On 31 October, the US president announces that he is reinstating Nigeria on the US list of ‘Countries of Particular Concern’ regarding freedom of religion.

A day later, he threatens to send the US troops “guns-a-blazing” to protect Christians.

  • Indian Ocean investments

With the US eyeing greater strategic and commercial investment in the Indian Ocean, the Corporate Council on Africa (CCA) announces Mauritius as next year’s destination for the US-Africa Business Summit. It’s the first time the annual summit is held in the region.

November

  • Trump and Vance shun Africa’s first G20

Vice President JD Vance cancels his trip to South Africa and Kenya after Trump refuses to send a US delegation to the first-ever G20 held on African soil.

This follows Rubio’s cancellation of an April trip to Ethiopia and Kenya, leaving the US without a high-level visit to the continent this year.

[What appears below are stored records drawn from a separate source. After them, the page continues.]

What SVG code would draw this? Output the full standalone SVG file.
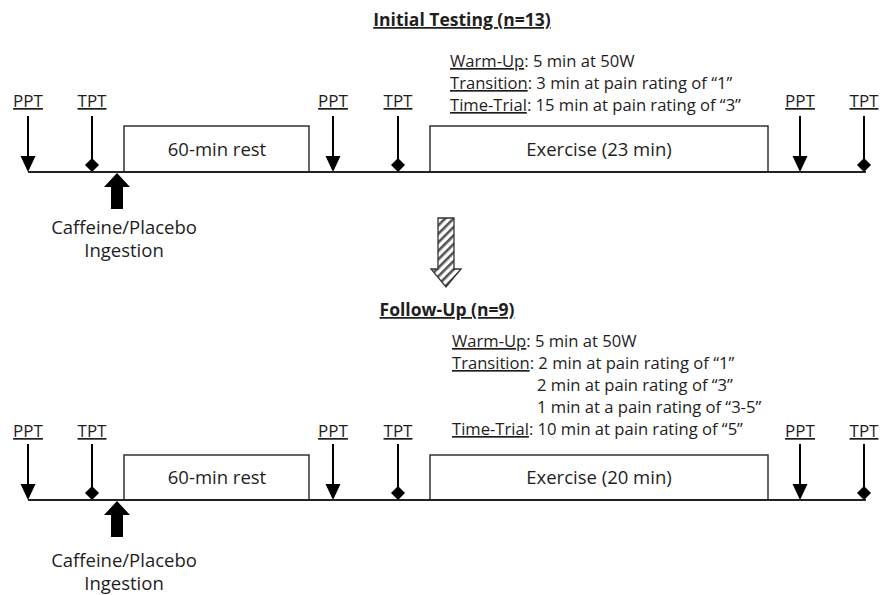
<svg xmlns="http://www.w3.org/2000/svg" xmlns:xlink="http://www.w3.org/1999/xlink" width="881" height="595" viewBox="0 0 881 595">
<style>
text{font-family:"Open Sans","Noto Sans","Liberation Sans",sans-serif;fill:#1e1e1e}
.title{font-size:17.5px;font-weight:bold;text-anchor:middle;text-decoration:underline}
.info{font-size:16.6px}
.u{text-decoration:underline}
.lbl{font-size:17px;text-anchor:middle;text-decoration:underline}
.box{font-size:18.5px;text-anchor:middle}
.cap{font-size:18.5px;text-anchor:middle}
.timeline{stroke:#222;stroke-width:2;fill:none}
.boxshape{stroke:#333;stroke-width:1.5;fill:#fff}
</style>
<defs>
<g id="ppt-mark">
<line x1="0" y1="-56" x2="0" y2="-15" stroke="#000" stroke-width="2"/>
<polygon points="-7.5,-16 7.5,-16 0,0" fill="#000"/>
</g>
<g id="tpt-mark">
<line x1="0" y1="-56" x2="0" y2="-12" stroke="#000" stroke-width="2"/>
<polygon points="0,-14 7,-7 0,0 -7,-7" fill="#000"/>
</g>
<polygon id="caf-arrow" points="0,0 13,14 6,14 6,36 -6,36 -6,14 -13,14" fill="#000"/>
<pattern id="hatch" patternUnits="userSpaceOnUse" width="6" height="6" patternTransform="rotate(45)">
<rect width="6" height="6" fill="#fff"/>
<rect width="2.6" height="6" fill="#555"/>
</pattern>
</defs>

<!-- Initial Testing section -->
<g id="title-initial"><text class="title" x="462" y="26">Initial Testing (n=13)</text></g>
<g id="info-initial">
<text class="info" x="450" y="67"><tspan class="u">Warm-Up</tspan>: 5 min at 50W</text>
<text class="info" x="450" y="89"><tspan class="u">Transition</tspan>: 3 min at pain rating of “1”</text>
<text class="info" x="450" y="111"><tspan class="u">Time-Trial</tspan>: 15 min at pain rating of “3”</text>
</g>
<g id="rest-initial">
<path class="boxshape" d="M124,172 V126 H309 V172"/>
<text class="box" x="217" y="156">60-min rest</text>
</g>
<g id="exercise-initial">
<path class="boxshape" d="M430,172 V126 H768 V172"/>
<text class="box" x="599" y="156">Exercise (23 min)</text>
</g>
<g id="ppt1-initial"><text class="lbl" x="28" y="107">PPT</text><use xlink:href="#ppt-mark" x="28" y="172"/></g>
<g id="tpt1-initial"><text class="lbl" x="92" y="107">TPT</text><use xlink:href="#tpt-mark" x="92" y="172"/></g>
<g id="ppt2-initial"><text class="lbl" x="333" y="107">PPT</text><use xlink:href="#ppt-mark" x="333" y="172"/></g>
<g id="tpt2-initial"><text class="lbl" x="398" y="107">TPT</text><use xlink:href="#tpt-mark" x="398" y="172"/></g>
<g id="ppt3-initial"><text class="lbl" x="800" y="107">PPT</text><use xlink:href="#ppt-mark" x="800" y="172"/></g>
<g id="tpt3-initial"><text class="lbl" x="864" y="107">TPT</text><use xlink:href="#tpt-mark" x="864" y="172"/></g>
<g id="caffeine-initial">
<use xlink:href="#caf-arrow" x="117" y="173"/>
<text class="cap" x="124" y="234">Caffeine/Placebo</text>
<text class="cap" x="124" y="257">Ingestion</text>
</g>

<!-- Follow-Up section -->
<g id="title-followup"><text class="title" x="447" y="316">Follow-Up (n=9)</text></g>
<g id="info-followup">
<text class="info" x="452" y="347"><tspan class="u">Warm-Up</tspan>: 5 min at 50W</text>
<text class="info" x="452" y="369"><tspan class="u">Transition</tspan>: 2 min at pain rating of “1”</text>
<text class="info" x="537" y="391">2 min at pain rating of “3”</text>
<text class="info" x="537" y="413">1 min at a pain rating of “3-5”</text>
<text class="info" x="452" y="435"><tspan class="u">Time-Trial</tspan>: 10 min at pain rating of “5”</text>
</g>
<g id="rest-followup">
<path class="boxshape" d="M124,500 V455 H309 V500"/>
<text class="box" x="217" y="484">60-min rest</text>
</g>
<g id="exercise-followup">
<path class="boxshape" d="M430,500 V455 H768 V500"/>
<text class="box" x="599" y="484">Exercise (20 min)</text>
</g>
<g id="ppt1-followup"><text class="lbl" x="28" y="437">PPT</text><use xlink:href="#ppt-mark" x="28" y="500"/></g>
<g id="tpt1-followup"><text class="lbl" x="92" y="437">TPT</text><use xlink:href="#tpt-mark" x="92" y="500"/></g>
<g id="ppt2-followup"><text class="lbl" x="333" y="437">PPT</text><use xlink:href="#ppt-mark" x="333" y="500"/></g>
<g id="tpt2-followup"><text class="lbl" x="398" y="437">TPT</text><use xlink:href="#tpt-mark" x="398" y="500"/></g>
<g id="ppt3-followup"><text class="lbl" x="800" y="437">PPT</text><use xlink:href="#ppt-mark" x="800" y="500"/></g>
<g id="tpt3-followup"><text class="lbl" x="864" y="437">TPT</text><use xlink:href="#tpt-mark" x="864" y="500"/></g>
<g id="caffeine-followup">
<use xlink:href="#caf-arrow" x="117" y="501"/>
<text class="cap" x="124" y="567">Caffeine/Placebo</text>
<text class="cap" x="124" y="590">Ingestion</text>
</g>

<!-- connectors -->
<g id="connectors">
<line class="timeline" x1="28" y1="172" x2="866" y2="172"/>
<line class="timeline" x1="28" y1="500" x2="866" y2="500"/>
<path d="M438,218 H454 V269 H461 L446,287 L431,269 H438 Z" fill="url(#hatch)" stroke="#333" stroke-width="1.3"/>
</g>
</svg>
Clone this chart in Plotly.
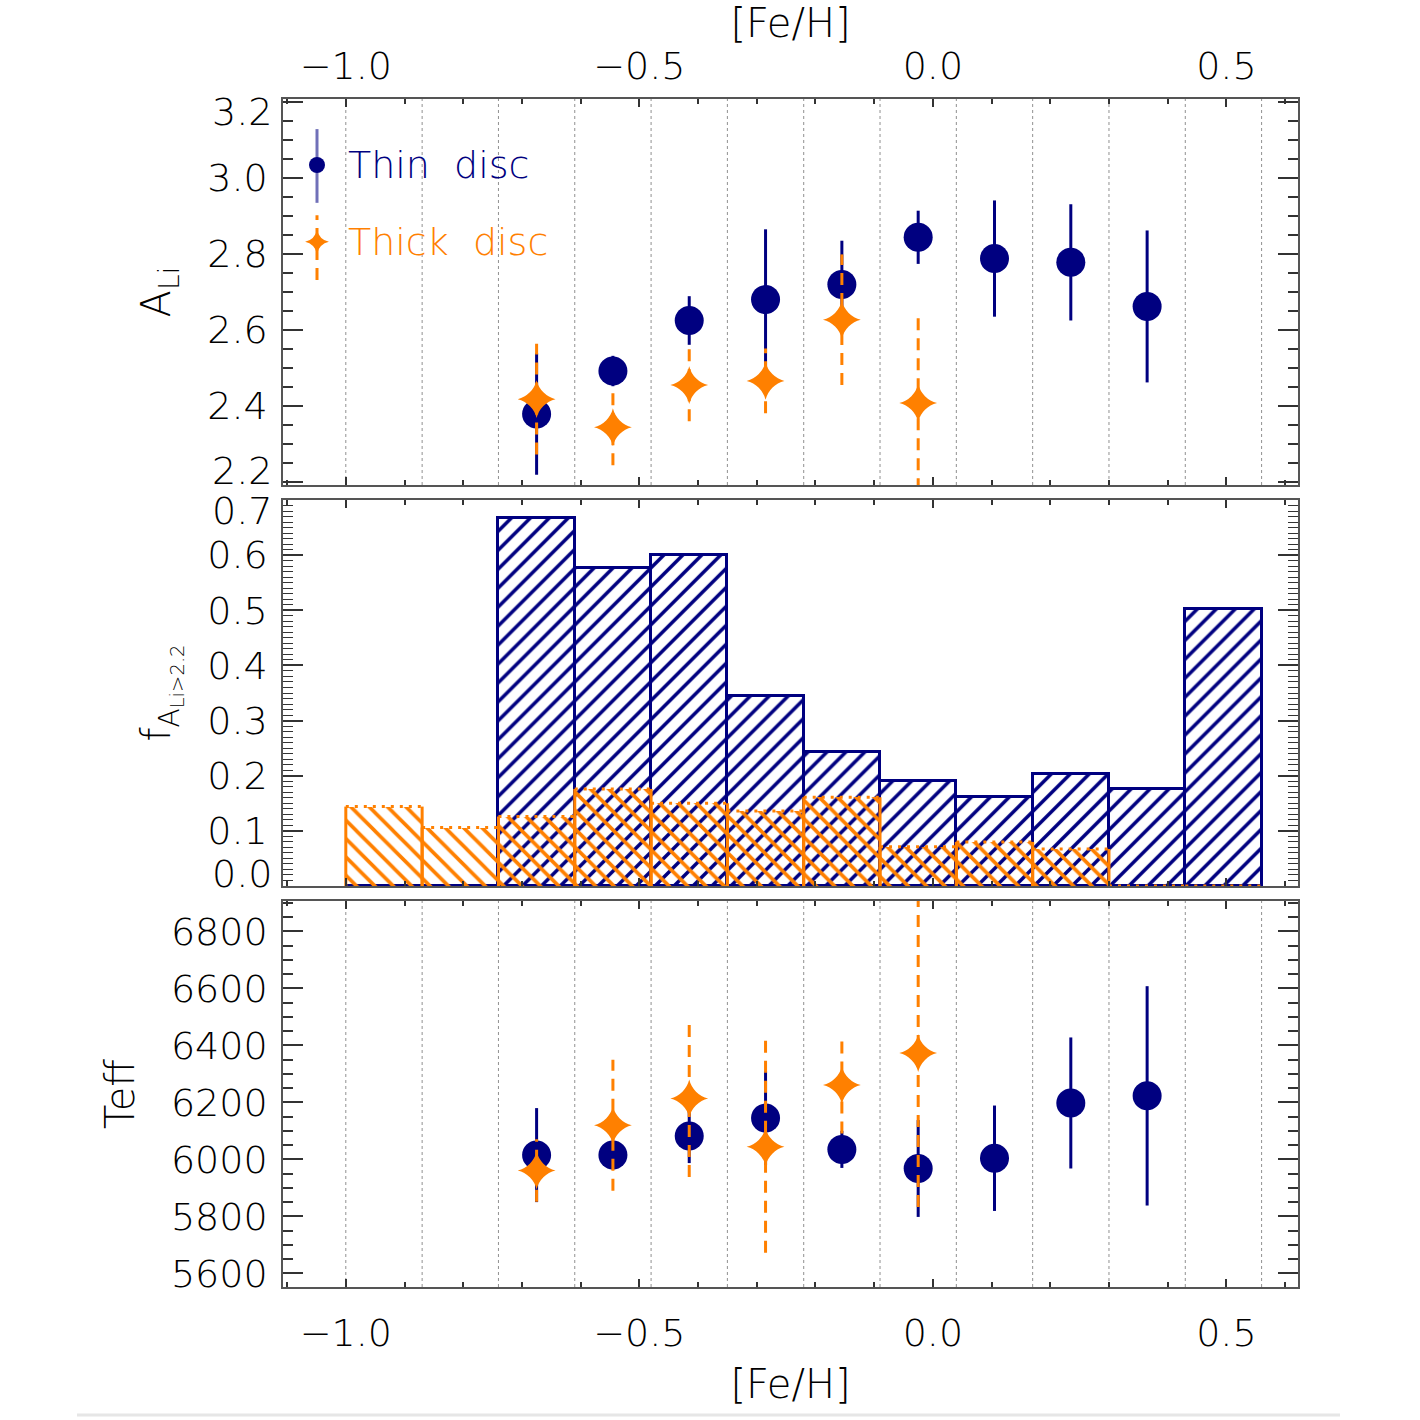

  • Saudi’s MBS urges Trump to act on Sudan

Trump announces a renewed effort to pursue peace in Sudan following a request by Saudi Crown Prince Mohammed bin Salman during a visit to the White House.

A few weeks later the Treasury Department sanctions Colombian mercenaries fighting for the RSF, but not their alleged Emirati funders.

 

December

  • Congo peace deal

After multiple false starts, Congolese President Félix Tshisekedi and his Rwandan counterpart Paul Kagame finally meet in Washington, DC to sign the Washington Accords for peace in eastern Congo.

The presidents of Angola, Kenya, Burundi and Togo all bear witness during a ceremony at the US Institute of Peace.

The US also signs a series of bilateral and trilateral economic agreements with the two countries.

Days later, the Rwandan-backed M23 capture Uvira, dispelling any notion of imminent peace in the region.

  • Congress reauthorizes DFC

The US Congress votes to renew the US International Development Finance Corporation (DFC) as part of the annual defence authorisation bill, or NDAA (National Defence Authorisation Act).

US investor Benjamin Black takes over as CEO and immediately signs a $553m loan for the refurbishment of the Lobito Corridor.

The $900bn NDAA also protects AFRICOM and the State Department’s Bureau of African Affairs.